Description of the task: Reproduce nothing but the lines from the start of the material through the line that includes "0.91, 0.76, 0.63, 0.51, 0.43, 0.39, 0.39]", both ends included, and omit every picture.

Available records:
○ ○ ○ ○ ○ ○ ○

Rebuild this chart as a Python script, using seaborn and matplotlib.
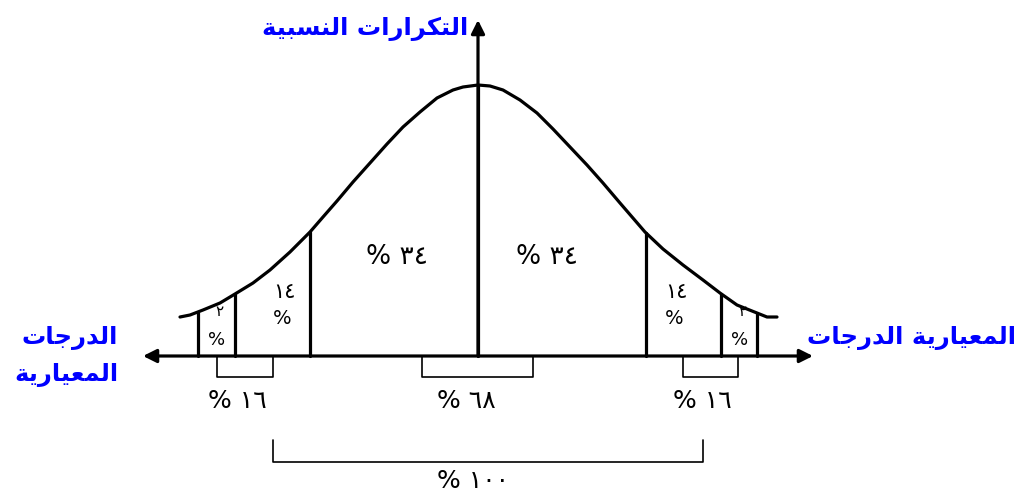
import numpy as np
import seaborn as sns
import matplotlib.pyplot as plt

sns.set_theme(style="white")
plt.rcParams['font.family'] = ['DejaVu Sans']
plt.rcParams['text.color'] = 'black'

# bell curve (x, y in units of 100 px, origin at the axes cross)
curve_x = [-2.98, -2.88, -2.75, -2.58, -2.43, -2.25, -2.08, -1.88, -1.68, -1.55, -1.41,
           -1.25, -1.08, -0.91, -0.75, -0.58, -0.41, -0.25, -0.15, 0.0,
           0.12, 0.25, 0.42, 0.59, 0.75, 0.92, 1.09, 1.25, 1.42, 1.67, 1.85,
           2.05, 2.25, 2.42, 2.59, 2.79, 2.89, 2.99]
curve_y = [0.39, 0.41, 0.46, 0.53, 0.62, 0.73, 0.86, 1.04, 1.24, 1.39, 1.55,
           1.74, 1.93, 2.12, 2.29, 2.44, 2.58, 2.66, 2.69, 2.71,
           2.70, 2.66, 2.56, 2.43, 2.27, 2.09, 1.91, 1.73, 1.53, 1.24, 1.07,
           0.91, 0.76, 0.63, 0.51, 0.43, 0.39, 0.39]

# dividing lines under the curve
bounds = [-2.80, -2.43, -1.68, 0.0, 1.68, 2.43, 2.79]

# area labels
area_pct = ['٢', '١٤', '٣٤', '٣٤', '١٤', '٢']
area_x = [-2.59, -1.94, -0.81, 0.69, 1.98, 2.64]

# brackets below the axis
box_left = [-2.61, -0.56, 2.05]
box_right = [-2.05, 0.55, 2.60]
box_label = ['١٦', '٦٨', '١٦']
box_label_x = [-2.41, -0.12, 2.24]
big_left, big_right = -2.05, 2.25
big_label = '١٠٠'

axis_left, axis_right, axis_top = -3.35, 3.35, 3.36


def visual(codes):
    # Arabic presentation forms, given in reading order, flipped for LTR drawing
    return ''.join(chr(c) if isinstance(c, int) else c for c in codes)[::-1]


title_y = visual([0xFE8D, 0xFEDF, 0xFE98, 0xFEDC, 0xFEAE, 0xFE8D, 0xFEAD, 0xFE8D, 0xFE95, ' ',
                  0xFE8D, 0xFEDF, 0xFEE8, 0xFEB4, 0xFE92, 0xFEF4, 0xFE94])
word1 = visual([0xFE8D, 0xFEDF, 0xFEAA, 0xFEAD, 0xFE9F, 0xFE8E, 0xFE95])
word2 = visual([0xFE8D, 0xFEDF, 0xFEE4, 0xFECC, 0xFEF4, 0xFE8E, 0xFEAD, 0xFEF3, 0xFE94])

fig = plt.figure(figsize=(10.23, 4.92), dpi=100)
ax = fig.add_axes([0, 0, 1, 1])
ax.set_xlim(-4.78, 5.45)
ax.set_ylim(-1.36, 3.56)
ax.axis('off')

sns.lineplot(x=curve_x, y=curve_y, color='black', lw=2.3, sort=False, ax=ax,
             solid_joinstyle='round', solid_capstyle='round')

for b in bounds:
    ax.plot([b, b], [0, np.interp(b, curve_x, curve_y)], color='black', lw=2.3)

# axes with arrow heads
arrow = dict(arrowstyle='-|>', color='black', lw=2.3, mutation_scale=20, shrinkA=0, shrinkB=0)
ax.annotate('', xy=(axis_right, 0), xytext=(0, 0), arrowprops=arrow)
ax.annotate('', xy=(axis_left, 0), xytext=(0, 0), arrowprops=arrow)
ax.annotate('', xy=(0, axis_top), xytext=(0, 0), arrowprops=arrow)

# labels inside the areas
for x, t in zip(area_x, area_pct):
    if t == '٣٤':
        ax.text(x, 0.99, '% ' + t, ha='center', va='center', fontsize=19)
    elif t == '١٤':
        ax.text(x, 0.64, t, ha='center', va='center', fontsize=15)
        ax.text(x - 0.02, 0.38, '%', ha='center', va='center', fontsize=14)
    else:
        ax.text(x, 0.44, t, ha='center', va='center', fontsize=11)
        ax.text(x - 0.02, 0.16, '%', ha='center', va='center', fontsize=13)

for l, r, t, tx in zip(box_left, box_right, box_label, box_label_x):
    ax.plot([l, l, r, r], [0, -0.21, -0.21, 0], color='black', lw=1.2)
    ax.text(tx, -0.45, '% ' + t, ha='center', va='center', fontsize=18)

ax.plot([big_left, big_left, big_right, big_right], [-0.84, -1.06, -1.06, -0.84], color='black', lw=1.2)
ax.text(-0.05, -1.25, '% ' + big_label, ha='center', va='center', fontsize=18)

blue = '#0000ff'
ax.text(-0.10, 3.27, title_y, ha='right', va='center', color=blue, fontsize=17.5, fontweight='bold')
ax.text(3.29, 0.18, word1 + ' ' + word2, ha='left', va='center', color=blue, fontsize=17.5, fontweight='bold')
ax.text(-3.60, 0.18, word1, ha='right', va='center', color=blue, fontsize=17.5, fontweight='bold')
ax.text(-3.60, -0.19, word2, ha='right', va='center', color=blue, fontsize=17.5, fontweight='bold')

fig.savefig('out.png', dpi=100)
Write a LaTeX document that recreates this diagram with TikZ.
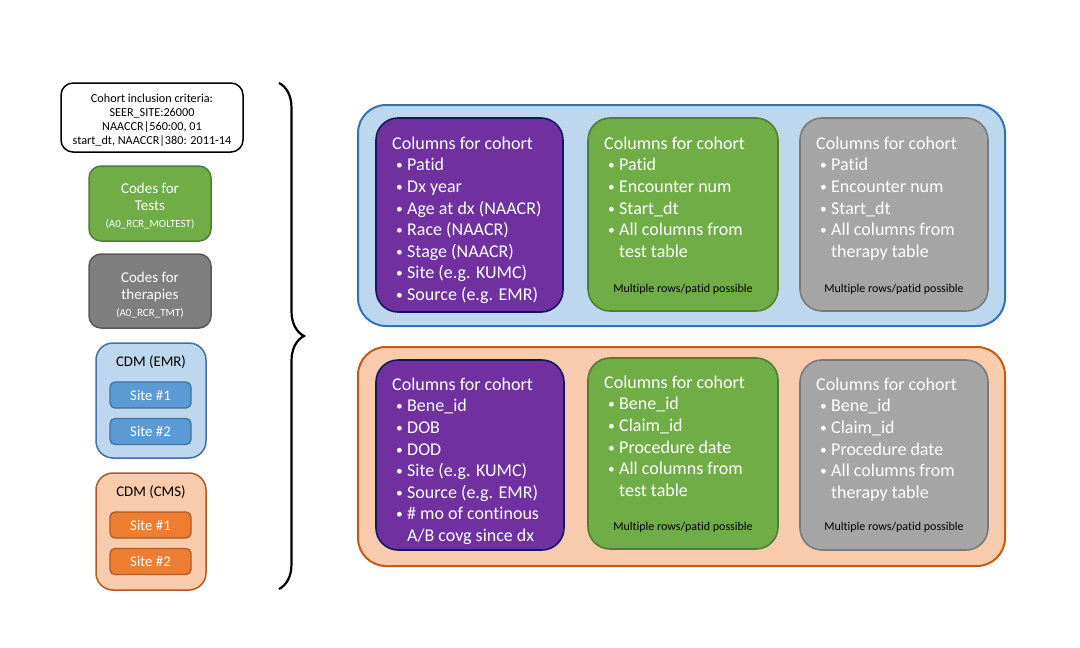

○ ○ ○ ○ ○ ○ ○

Solution to the exercise:
Rebuild this chart as a Python script, using seaborn and matplotlib.
import numpy as np
import seaborn as sns
import matplotlib.pyplot as plt

sns.set_theme(style="white")
plt.rcParams['font.family'] = ['DejaVu Sans']
plt.rcParams['text.color'] = 'black'

# bell curve (x, y in units of 100 px, origin at the axes cross)
curve_x = [-2.98, -2.88, -2.75, -2.58, -2.43, -2.25, -2.08, -1.88, -1.68, -1.55, -1.41,
           -1.25, -1.08, -0.91, -0.75, -0.58, -0.41, -0.25, -0.15, 0.0,
           0.12, 0.25, 0.42, 0.59, 0.75, 0.92, 1.09, 1.25, 1.42, 1.67, 1.85,
           2.05, 2.25, 2.42, 2.59, 2.79, 2.89, 2.99]
curve_y = [0.39, 0.41, 0.46, 0.53, 0.62, 0.73, 0.86, 1.04, 1.24, 1.39, 1.55,
           1.74, 1.93, 2.12, 2.29, 2.44, 2.58, 2.66, 2.69, 2.71,
           2.70, 2.66, 2.56, 2.43, 2.27, 2.09, 1.91, 1.73, 1.53, 1.24, 1.07,
           0.91, 0.76, 0.63, 0.51, 0.43, 0.39, 0.39]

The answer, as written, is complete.